North Carolina closer to Medicaid expansion with new passed legislation

During the latest session of North Carolina's General Assembly, the state House of Representatives and Senate passed separate bipartisan legislation that will move the state closer to expanding Medicaid coverage, WFAE reported July 31. 

It is the first compromise on the issue in a decade, though the chambers were not able to work out their differences before the session ended July 1. 

"We are closer than ever to agreement on Medicaid expansion," Democratic Gov. Roy Cooper said while signing North Carolina's 2022 state budget. 

North Carolina Republican state leaders have opposed expansion for years because of a distrust that Congress would actually pay 90 percent of expansion costs and argued the state had already overspent on Medicaid. 

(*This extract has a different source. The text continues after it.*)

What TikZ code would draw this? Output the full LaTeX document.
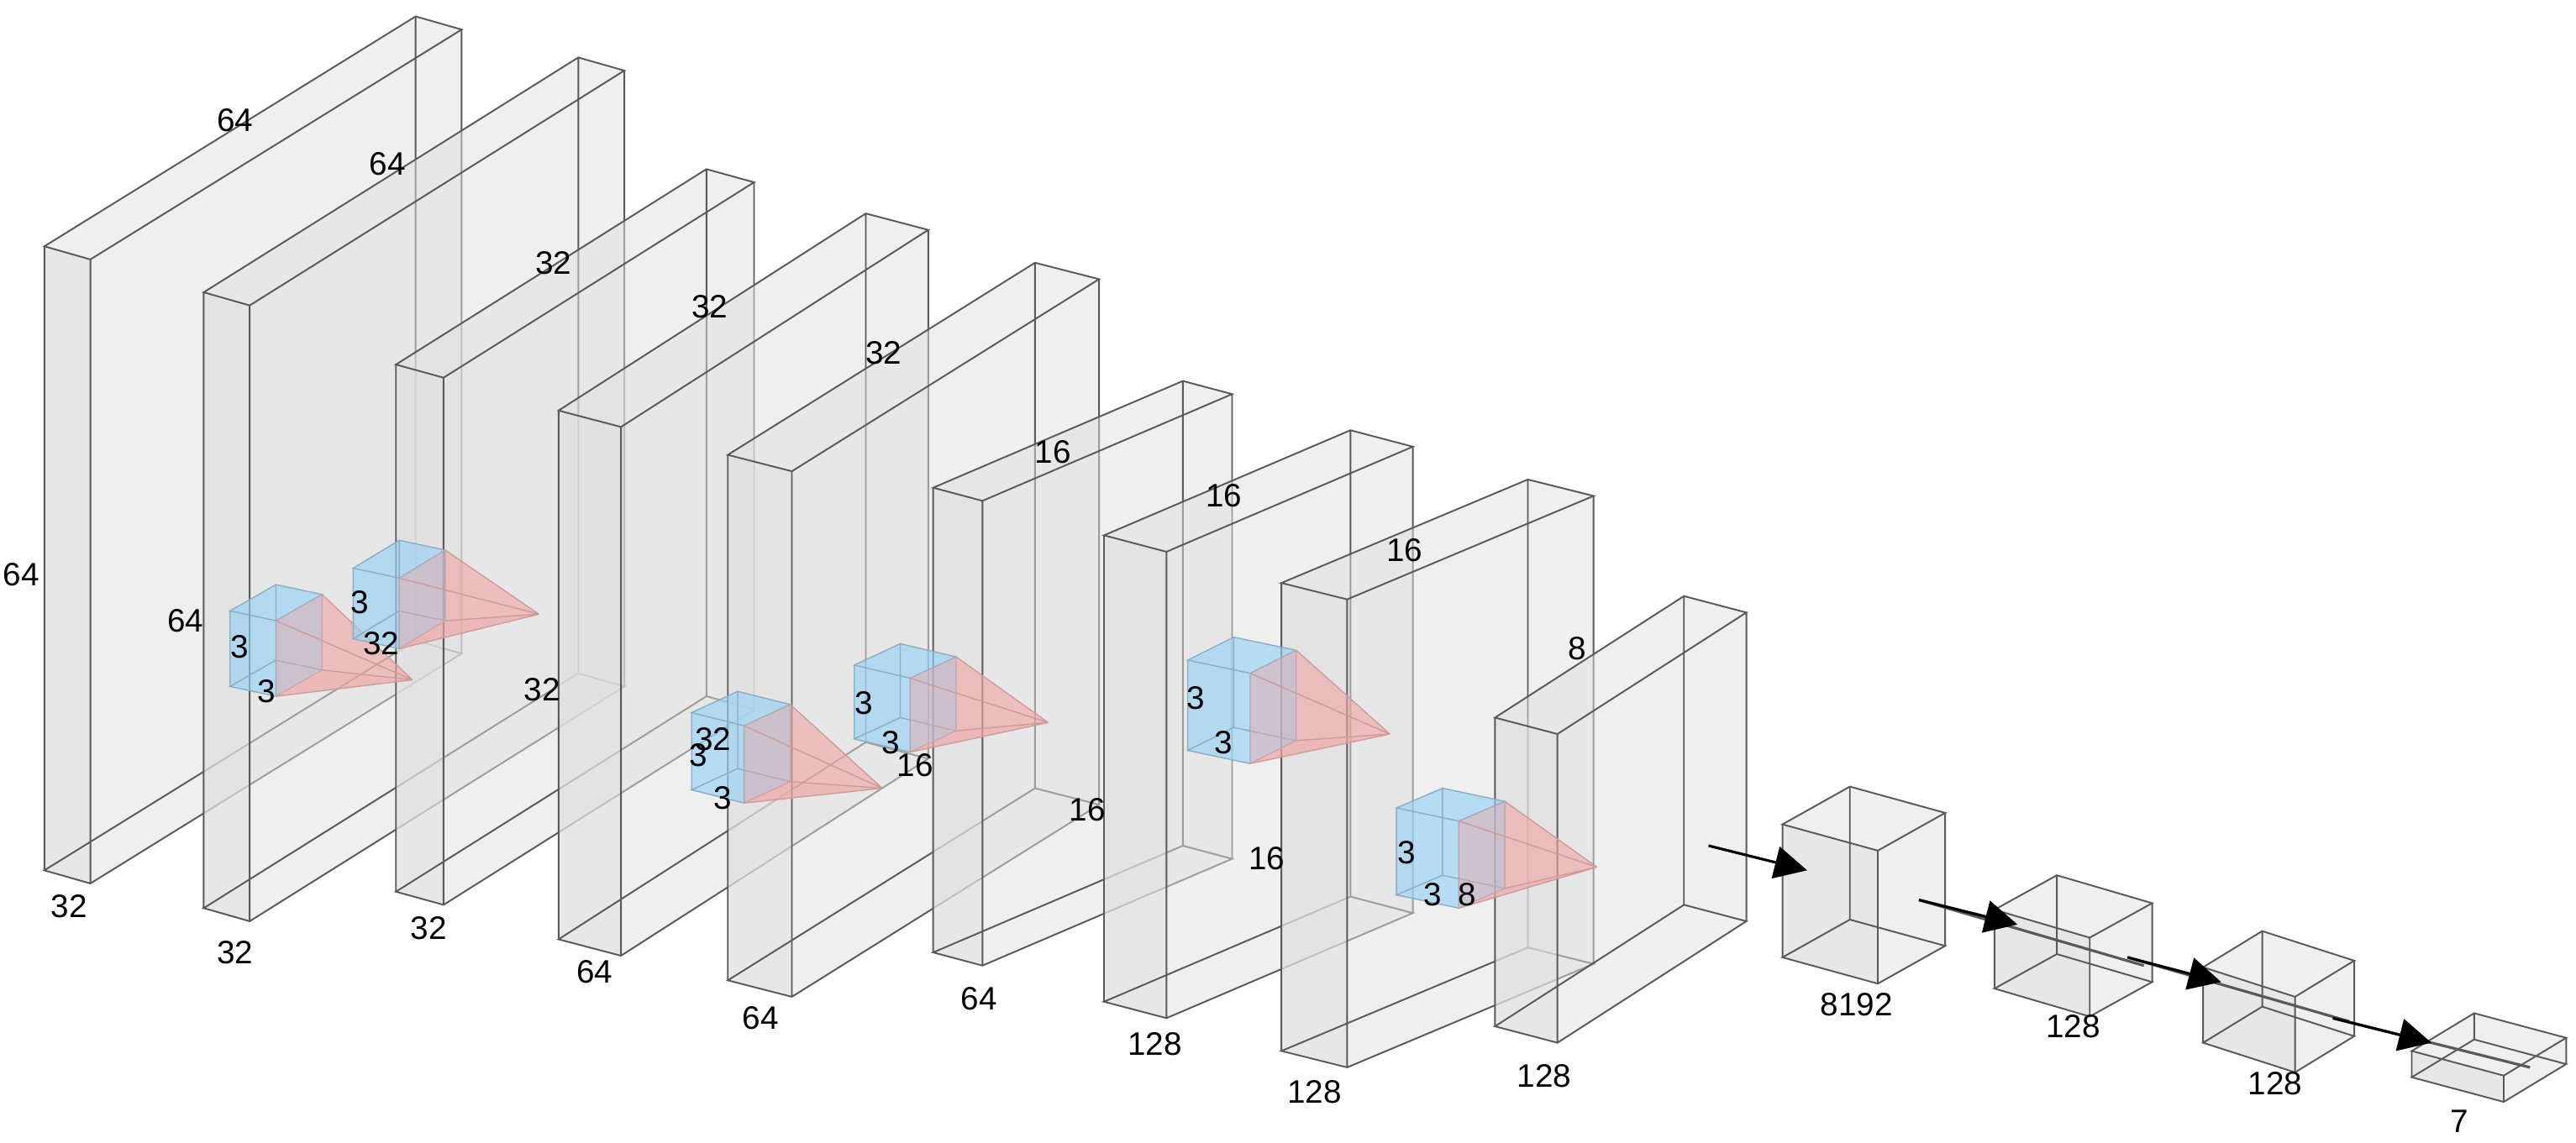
\documentclass[tikz,border=0pt]{standalone}
\usepackage{fontspec}
\setmainfont{Liberation Sans}
\usetikzlibrary{arrows.meta,calc}
\definecolor{edge}{gray}{0.35}
\definecolor{slabfill}{gray}{0.88}
\definecolor{kblue}{RGB}{150,210,245}
\definecolor{kpink}{RGB}{240,165,165}
\tikzset{
  edgeline/.style={draw=edge,line width=0.55pt},
  lbl/.style={font=\fontsize{11}{13}\selectfont,inner sep=0pt},
  flowline/.style={draw=gray!70!black,line width=0.9pt},
  flowhead/.style={-{Triangle[length=11pt,width=11pt]},line width=0.9pt,draw=black}
}
\newcommand\myslab[8]{%
  \coordinate (t) at (#1,#2);
  \coordinate (td) at ($(t)+(#3,#4)$);
  \coordinate (tw) at ($(t)+(#6,#7)$);
  \coordinate (tdw) at ($(td)+(#6,#7)$);
  \coordinate (b) at ($(t)+(0,#5)$);
  \coordinate (bd) at ($(td)+(0,#5)$);
  \coordinate (bw) at ($(tw)+(0,#5)$);
  \coordinate (bdw) at ($(tdw)+(0,#5)$);
  \fill[#8] (t)--(tw)--(tdw)--(bdw)--(bd)--(b)--cycle;
  \fill[#8] (t)--(td)--(bd)--(b)--cycle;
  \draw[edgeline] (t)--(td)--(tdw)--(tw)--cycle (b)--(bd)--(bdw)--(bw)--cycle
    (t)--(b) (td)--(bd) (tw)--(bw) (tdw)--(bdw);
}
\newcommand\mykern[9]{%
  \coordinate (t) at (#1,#2);
  \coordinate (td) at ($(t)+(#3,#4)$);
  \coordinate (tw) at ($(t)+(#6,#7)$);
  \coordinate (tdw) at ($(td)+(#6,#7)$);
  \coordinate (b) at ($(t)+(0,#5)$);
  \coordinate (bd) at ($(td)+(0,#5)$);
  \coordinate (bw) at ($(tw)+(0,#5)$);
  \coordinate (bdw) at ($(tdw)+(0,#5)$);
  \coordinate (apx) at (#8,#9);
  \fill[kblue,opacity=0.65] (t)--(tw)--(tdw)--(bdw)--(bd)--(b)--cycle;
  \draw[draw=kblue!55!gray,line width=0.4pt] (t)--(td)--(tdw)--(tw)--cycle (b)--(bd)--(bdw)--(bw)--cycle
    (t)--(b) (td)--(bd) (tw)--(bw) (tdw)--(bdw);
  \fill[kpink,opacity=0.45] (td)--(tdw)--(apx)--cycle;
  \fill[kpink,opacity=0.45] (td)--(bd)--(apx)--cycle;
  \fill[kpink,opacity=0.45] (bd)--(bdw)--(apx)--cycle;
  \fill[kpink,opacity=0.3] (tdw)--(bdw)--(apx)--cycle;
  \draw[draw=kpink!70!gray,line width=0.4pt] (td)--(apx) (tdw)--(apx) (bd)--(apx) (bdw)--(apx);
}
\begin{document}
\begin{tikzpicture}[x=0.019554cm,y=-0.019554cm]
\fill[white] (0,0) rectangle (1568,695.6);
\useasboundingbox (0,0) rectangle (1568,695.6);
\tikzset{sl/.style={fill=slabfill,opacity=0.5}}
\myslab{27}{150}{28}{8}{380}{226}{-140}{sl}
\myslab{124}{178}{28}{8}{375}{228}{-143}{sl}
\myslab{241}{222}{29}{8}{321}{189}{-119}{sl}
\myslab{340}{250}{38}{10}{322}{187}{-120}{sl}
\myslab{443}{277}{39}{10}{320}{187}{-117}{sl}
\myslab{568}{297}{30}{8}{283}{152}{-65}{sl}
\myslab{672}{326}{38}{10}{284}{150}{-64}{sl}
\myslab{780}{355}{40}{10}{285}{150}{-63}{sl}
\myslab{910}{437}{38}{10}{188}{115}{-74}{sl}
\myslab{1085}{502}{58}{16}{81}{41}{-23}{sl}
\myslab{1214}{554}{58}{17}{48}{38}{-21}{sl}
\myslab{1341}{589}{56}{18}{46}{36}{-22}{sl}
\myslab{1468}{640}{56}{15}{16}{38}{-23}{sl}
\mykern{140}{372}{28}{6}{46}{28}{-16}{251}{414}
\mykern{215}{346}{28}{6}{43}{28}{-17}{328}{374}
\mykern{421}{434}{32}{8}{47}{28}{-13}{537}{480}
\mykern{520}{405}{34}{8}{45}{28}{-13}{638}{440}
\mykern{723}{402}{38}{8}{55}{28}{-14}{846}{447}
\mykern{850}{492}{38}{8}{53}{28}{-12}{972}{528}
\coordinate (a1s) at (1040,515); \coordinate (a1e) at (1100,530);
\coordinate (a2s) at (1168,548); \coordinate (a2e) at (1228,563); \coordinate (a2x) at (1305,588);
\coordinate (a3s) at (1295,583); \coordinate (a3e) at (1352,598); \coordinate (a3x) at (1430,622);
\coordinate (a4s) at (1420,620); \coordinate (a4e) at (1480,635); \coordinate (a4x) at (1540,650);
\draw[flowline] (a2s)--(a2x); \draw[flowline] (a3s)--(a3x); \draw[flowline] (a4s)--(a4x);
\draw[flowhead] (a1s)--(a1e);
\draw[flowhead] (a2s)--(a2e);
\draw[flowhead] (a3s)--(a3e);
\draw[flowhead] (a4s)--(a4e);
\foreach \n/\x/\y/\t in {t1/143/73/64,t2/236/100/64,t3/337/160/32,t4/432/187/32,t5/538/215/32,t6/641/275/16,t7/745/302/16,t8/855/335/16,t9/960/395/8,
  l1/13/350/64,l2/113/378/64,l3/232/392/32,l4/330/420/32,l5/434/450/32,l6/557/466/16,l7/662/493/16,l8/771/523/16,l9/893/545/8,
  b1/42/552/32,b2/143/580/32,b3/261/565/32,b4/362/592/64,b5/463/620/64,b6/596/608/64,b7/703/636/128,b8/800/665/128,b9/940/655/128,
  f1/1130/612/8192,f2/1262/625/128,f3/1385/660/128,f4/1497/683/7,
  k1a/146/394/3,k1b/162/421/3,k2a/219/367/3,k3a/425/460/3,k3b/440/486/3,k4a/526/428/3,k4b/542/452/3,k5a/728/425/3,k5b/745/452/3,k6a/856/519/3,k6b/872/545/3}
  \node[lbl] (\n) at (\x,\y) {\t};
\end{tikzpicture}
\end{document}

Now, after seeing the federal government has made good on its promise of providing funding and that North Carolina Medicaid spending is under control, state Republicans have become more open to expansion. 

GOP leaders don't expect the state to have to spend more than $600 million a year with the expansion, which they are assured can be covered through state hospital and insurance plan assessments.


"There is a lot of work that needs to be done ... but overall we are feeling extremely encouraged by how far we've come," Erica Palmer Smith, executive director of Care4Carolina, a coalition in support of Medicaid expansion, told WFAE.